Chapter 2 Advanced Routing for FortiOS 5.0 : Routing Information Protocol (RIP) : RIP background and concepts : How RIP works : The Bellman–Ford routing algorithm
  
The Bellman–Ford routing algorithm
The routing algorithm used by RIP was first used in 1967 as the initial routing algorithm of the ARPANET. The Bellman–Ford algorithm is distributed because it involves a number of nodes (routers) within an Autonomous system, and consists of the following steps:
1. Each node calculates the distances between itself and all other nodes within the AS and stores this information as a table.
2. Each node sends its table to all neighboring nodes.
3. When a node receives distance tables from its neighbors, it calculates the shortest routes to all other nodes and updates its own table to reflect any changes.

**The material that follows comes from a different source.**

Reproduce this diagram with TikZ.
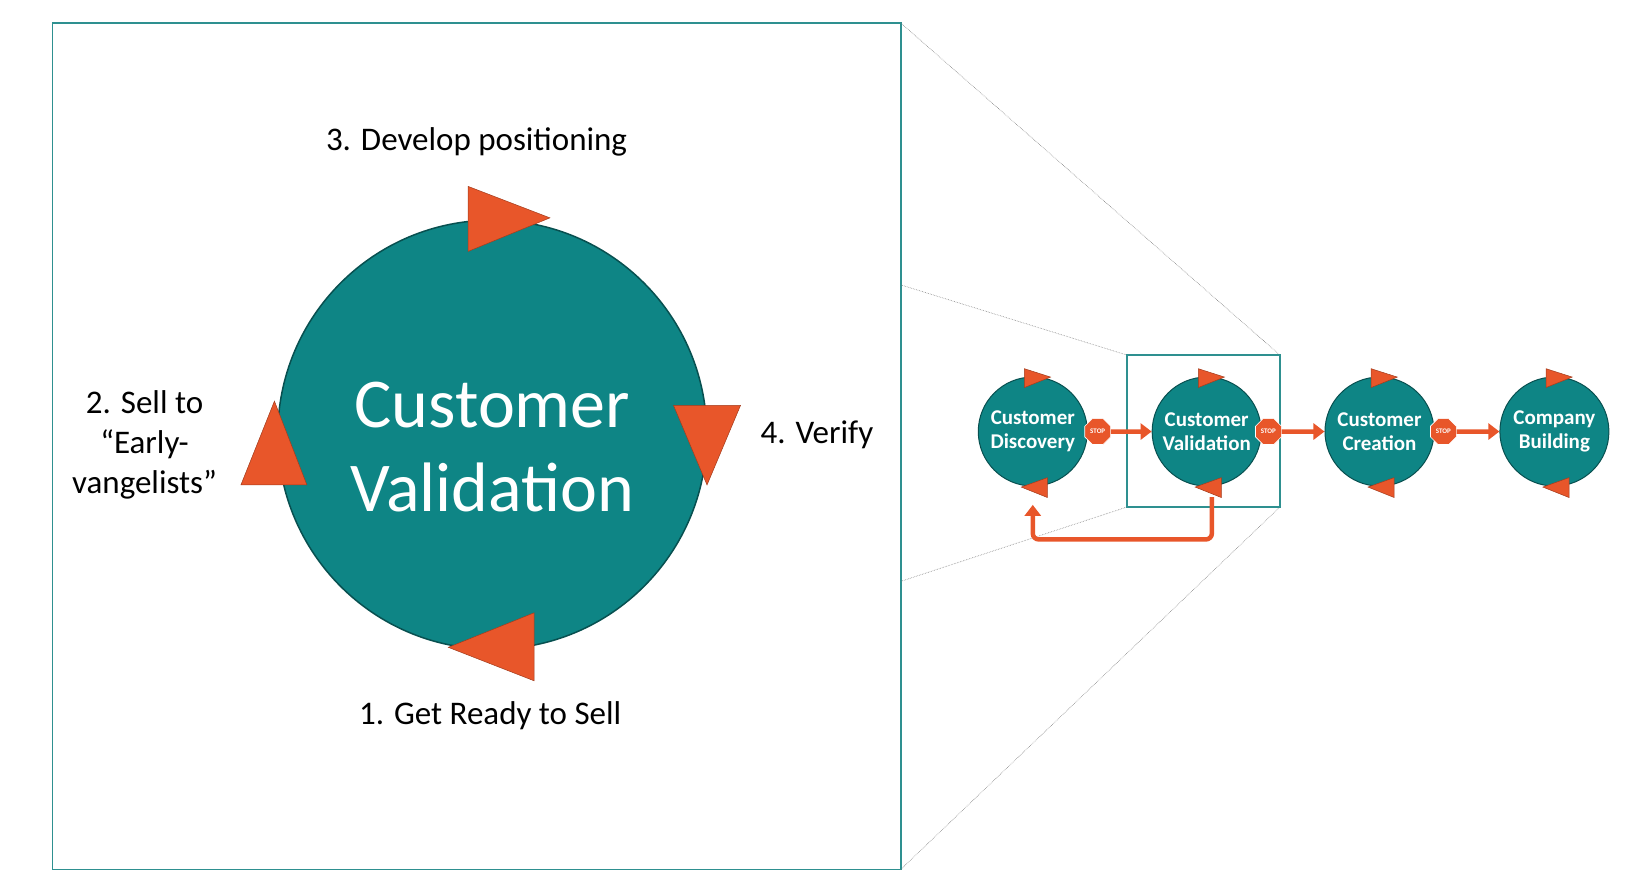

To examine how this algorithm functions let’s look at a network with 4 routers — routers 1 through 4. The distance from router1 to router2 is 2 hops, 1 to 3 is 3 hops, and 2 to 3 is 4 hops. Router4 is only connected to routers 2 and 3, each distance being 2 hops.

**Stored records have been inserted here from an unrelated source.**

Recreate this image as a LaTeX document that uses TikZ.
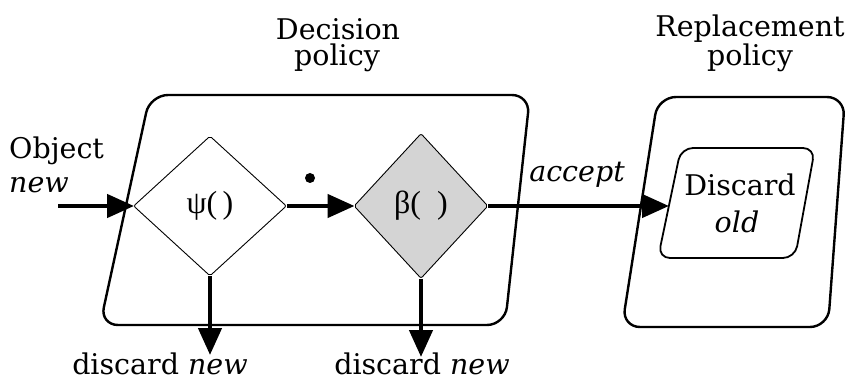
\documentclass[tikz,border=0pt]{standalone}
\usepackage{fontspec}
\setmainfont{DejaVu Serif}
\newfontfamily\grk{Liberation Serif}
\usetikzlibrary{arrows.meta,shapes.geometric}
\begin{document}
\begin{tikzpicture}[x=1pt,y=-1pt,
  box/.style={line width=2.4pt, rounded corners=18pt},
  inbox/.style={line width=1.8pt, rounded corners=12pt},
  dia/.style={draw, line width=0.9pt, diamond, inner sep=0pt, rounded corners=2pt,
    font=\grk\fontsize{32}{34}\selectfont},
  txt/.style={inner sep=0pt, font=\fontsize{28.5}{32}\selectfont},
  arr/.style={line width=4.5pt, -{Triangle[length=27pt,width=23pt]}, shorten >=-1pt}
]
\useasboundingbox (0,0) rectangle (868,390);
% containers
\draw[box] (150,95) -- (530,95) -- (505,325) -- (100,325) -- cycle;
\draw[box] (658,97) -- (845,97) -- (828,327) -- (622,327) -- cycle;
\draw[inbox] (681,148) -- (815,148) -- (795,258) -- (658,258) -- cycle;
% diamonds
\node[dia, fill=white, minimum width=153pt, minimum height=140pt] (psi) at (210,206) {ψ(\,)};
\node[dia, fill=black!17, minimum width=134pt, minimum height=145pt] (beta) at (421,206) {β(\hspace{0.5em})};
% coordinates
\coordinate (src) at (58,206);
\coordinate (inl) at (668,206);
\coordinate (d1) at (210,354);
\coordinate (d2) at (421,356);
% arrows
\draw[arr] (src) -- (psi.west);
\draw[arr] (psi.east) -- (beta.west);
\draw[arr] (beta.east) -- (inl);
\draw[arr] (psi.south) -- (d1);
\draw[arr] (beta.south) -- (d2);
\node[circle, fill, inner sep=0pt, minimum size=10pt] (dot) at (310,178) {};
% texts
\node[txt, anchor=base] (dec1) at (338,40) {Decision};
\node[txt, anchor=base] (dec2) at (337,66) {policy};
\node[txt, anchor=base] (rep1) at (750,37) {Replacement};
\node[txt, anchor=base] (rep2) at (750,66) {policy};
\node[txt, anchor=base west] (obj) at (9,159) {Object};
\node[txt, anchor=base west] (new) at (9,193) {\itshape new};
\node[txt, anchor=base] (acc) at (577,182) {\itshape accept};
\node[txt, anchor=base] (dis) at (740,196) {Discard};
\node[txt, anchor=base] (old) at (737,233) {\itshape old};
\node[txt, anchor=base] (dn1) at (160,374) {discard \textit{new}};
\node[txt, anchor=base] (dn2) at (422,374) {discard \textit{new}};
\end{tikzpicture}
\end{document}
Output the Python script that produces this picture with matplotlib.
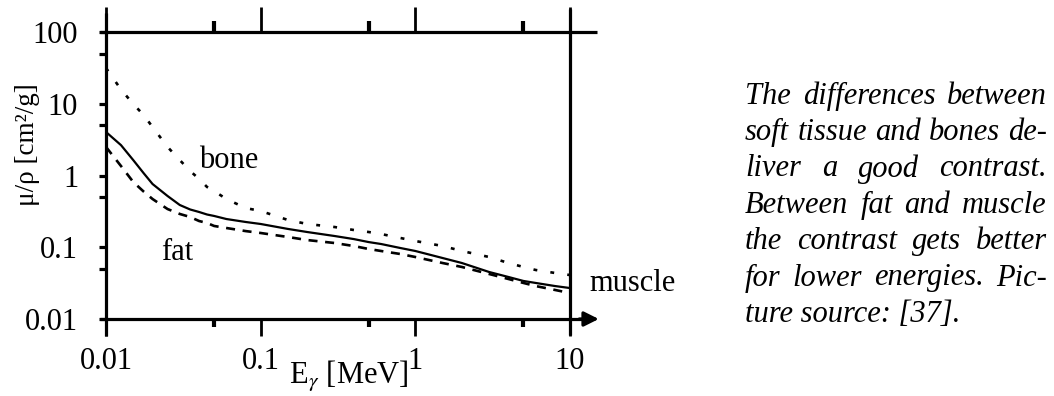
import matplotlib.pyplot as plt
from matplotlib.ticker import NullFormatter

plt.rcParams['font.family'] = 'Liberation Serif'
plt.rcParams['mathtext.fontset'] = 'stix'
plt.rcParams['lines.scale_dashes'] = False

# ---------------- DATA ----------------

energy = [0.01, 0.0125, 0.015, 0.0175, 0.02, 0.025, 0.03, 0.035, 0.04, 0.045,
          0.05, 0.06, 0.08, 0.1, 0.15, 0.2, 0.3, 0.4, 0.5, 0.6, 0.8, 1, 1.5,
          2, 3, 4, 5, 6, 8, 10]

muscle = [4.04, 2.65, 1.64, 1.08, 0.761, 0.518, 0.388, 0.336, 0.310, 0.286,
          0.273, 0.2475, 0.225, 0.211, 0.180, 0.163, 0.1435, 0.130, 0.118,
          0.111, 0.0976, 0.0887, 0.0708, 0.0603, 0.0452, 0.0385, 0.0339,
          0.0318, 0.0288, 0.0270]

fat = [2.50, 1.356, 0.812, 0.598, 0.470, 0.341, 0.291, 0.264, 0.232, 0.218,
       0.198, 0.1855, 0.168, 0.158, 0.139, 0.126, 0.1146, 0.104, 0.0945,
       0.0887, 0.0805, 0.0731, 0.0603, 0.0531, 0.0424, 0.0361, 0.0318,
       0.0288, 0.0254, 0.0230]

bone = [31.5, 15.8, 9.92, 6.97, 4.74, 2.50, 1.64, 1.156, 0.894, 0.692,
        0.608, 0.470, 0.352, 0.320, 0.240, 0.211, 0.1915, 0.174, 0.163,
        0.153, 0.1346, 0.1222, 0.1041, 0.0887, 0.0731, 0.0603, 0.0531,
        0.0482, 0.0438, 0.0410]

x_major = [0.01, 0.1, 1, 10]
x_major_labels = ['0.01', '0.1', '1', '10']
x_minor = [0.05, 0.5, 5]
y_major = [0.01, 0.1, 1, 10, 100]
y_major_labels = ['0.01', '0.1', '1', '10', '100']
y_minor = [0.05, 0.5, 5, 50]

caption_lines = [
    "The differences between",
    "soft tissue and bones de-",
    "liver a good contrast.",
    "Between fat and muscle",
    "the contrast gets better",
    "for lower energies. Pic-",
    "ture source: [37].",
]

W, H = 1054, 396
FS = 22

# ---------------- FIGURE ----------------

fig = plt.figure(figsize=(W / 100, H / 100), dpi=100)
ax = fig.add_axes([106 / W, 1 - 319 / H, 464 / W, 287 / H])
ax.set_xscale('log')
ax.set_yscale('log')
ax.set_xlim(0.01, 10)
ax.set_ylim(0.01, 100)
for s in ax.spines.values():
    s.set_visible(False)

ax.plot(energy, muscle, color='k', lw=1.6)
ax.plot(energy, fat, color='k', lw=1.9, dashes=(6.5, 5.5))
ax.plot(energy, bone, color='k', lw=1.9, dashes=(2.8, 9.5))

# frame lines drawn by hand so they can run past the corners
frame_kw = dict(transform=ax.transAxes, clip_on=False, color='k', lw=2.3,
                solid_capstyle='butt')
ax.plot([-0.013, 1.058], [1, 1], **frame_kw)
ax.plot([-0.013, 1.03], [0, 0], **frame_kw)
ax.plot([0, 0], [-0.059, 1.066], **frame_kw)
ax.plot([1, 1], [-0.056, 1.080], **frame_kw)
ax.annotate('', xy=(1.062, 0), xytext=(1.02, 0), xycoords='axes fraction',
            arrowprops=dict(arrowstyle='-|>', lw=2.3, color='k',
                            mutation_scale=22, shrinkA=0, shrinkB=0))

# bottom / left ticks
ax.set_xticks(x_major, labels=x_major_labels)
ax.set_xticks(x_minor, minor=True)
ax.set_yticks(y_major, labels=y_major_labels)
ax.set_yticks(y_minor, minor=True)
ax.xaxis.set_minor_formatter(NullFormatter())
ax.yaxis.set_minor_formatter(NullFormatter())
ax.tick_params(axis='x', which='major', direction='out', length=12, width=2,
               pad=8, labelsize=FS)
ax.tick_params(axis='x', which='minor', direction='out', length=6, width=3)
ax.tick_params(axis='y', which='both', direction='out', length=5, width=2.3,
               pad=15, labelsize=FS)

# top ticks
top = ax.secondary_xaxis('top')
top.spines['top'].set_visible(False)
top.set_xticks(x_major)
top.set_xticks(x_minor, minor=True)
top.xaxis.set_major_formatter(NullFormatter())
top.xaxis.set_minor_formatter(NullFormatter())
top.tick_params(which='major', direction='out', length=18, width=2)
top.tick_params(which='minor', direction='out', length=8, width=3)

# ---------------- LABELS ----------------

ax.text(0.265, 0.554, 'bone', transform=ax.transAxes, fontsize=FS,
        ha='center', va='center')
ax.text(0.153, 0.230, 'fat', transform=ax.transAxes, fontsize=FS,
        ha='center', va='center')
ax.text(1.134, 0.125, 'muscle', transform=ax.transAxes, fontsize=FS,
        ha='center', va='center')

fig.text(27 / W, 1 - 145 / H, 'μ/ρ [cm²/g]', rotation=90, fontsize=19.5,
         ha='center', va='center')
fig.text(349 / W, 1 - 376 / H, r'E$_\gamma$ [MeV]', fontsize=FS,
         ha='center', va='center')

# ---------------- CAPTION (justified) ----------------

fig.canvas.draw()
renderer = fig.canvas.get_renderer()
left, right = 745 / W, 1047 / W
for i, line in enumerate(caption_lines):
    y = 1 - (96 + 36.4 * i) / H
    words = line.split()
    if i == len(caption_lines) - 1:
        fig.text(left, y, line, fontsize=22, style='italic', va='center')
        continue
    texts = [fig.text(0, y, w, fontsize=22, style='italic', va='center')
             for w in words]
    widths = [t.get_window_extent(renderer).width / W for t in texts]
    gap = (right - left - sum(widths)) / (len(words) - 1)
    x = left
    for t, w in zip(texts, widths):
        t.set_x(x)
        x += w + gap

fig.savefig('out.png', dpi=100)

1. Router1 finds all the distance to the other three routers — router 2 is 2, router 3 is 3. Router1 doesn’t have a route to router 4.
2. Routers 2 through 4 do the same calculations from their point of views.
3. Once router 1 gets an update from router 2 or 3, it will get their route to router 4. At that point it now has a route to router 4 and installs that in its local table.
4. If router1 gets an update from router3 first, it has a hop count of 5 to reach router4. But when router2 sends its update, router1 will go with router2’s shorter 4 hops to reach router4. Future updates don’t change this unless they are shorter than 4 hops, or the routing table route goes down.
Figure 100: RIP algorithm example in 4 steps
The good part about the Bellman-Ford algorithm in RIP is that the router only uses the information it needs from the update. If there are no newer, better routes than the ones the router already has in its routing table, there is no need to change its routing table. And no change means no additional update, so less traffic. But even when there is update traffic, the RIP packets are very small so it takes many updates to affect overall network bandwidth. For more information about RIP packets, see “RIP packet structure”.
The main disadvantage of the Bellman–Ford algorithm in RIP is that it doesn’t take weightings into consideration. While it is possible to assign different weights to routes in RIP, doing so severely limits the effective network size by reducing the hop count limit. Also other dynamic routing protocols can take route qualities, such as reliability or delay, into consideration to provide not only the physically shortest but also the fastest or more reliable routes as you choose.
Another disadvantage of the Bellman-Ford algorithm is due to the slow updates passed from one RIP router to the next. This results in a slow response to changes in the network topology, which in turn results in more attempts to use routes that are down, which wastes time and network resources.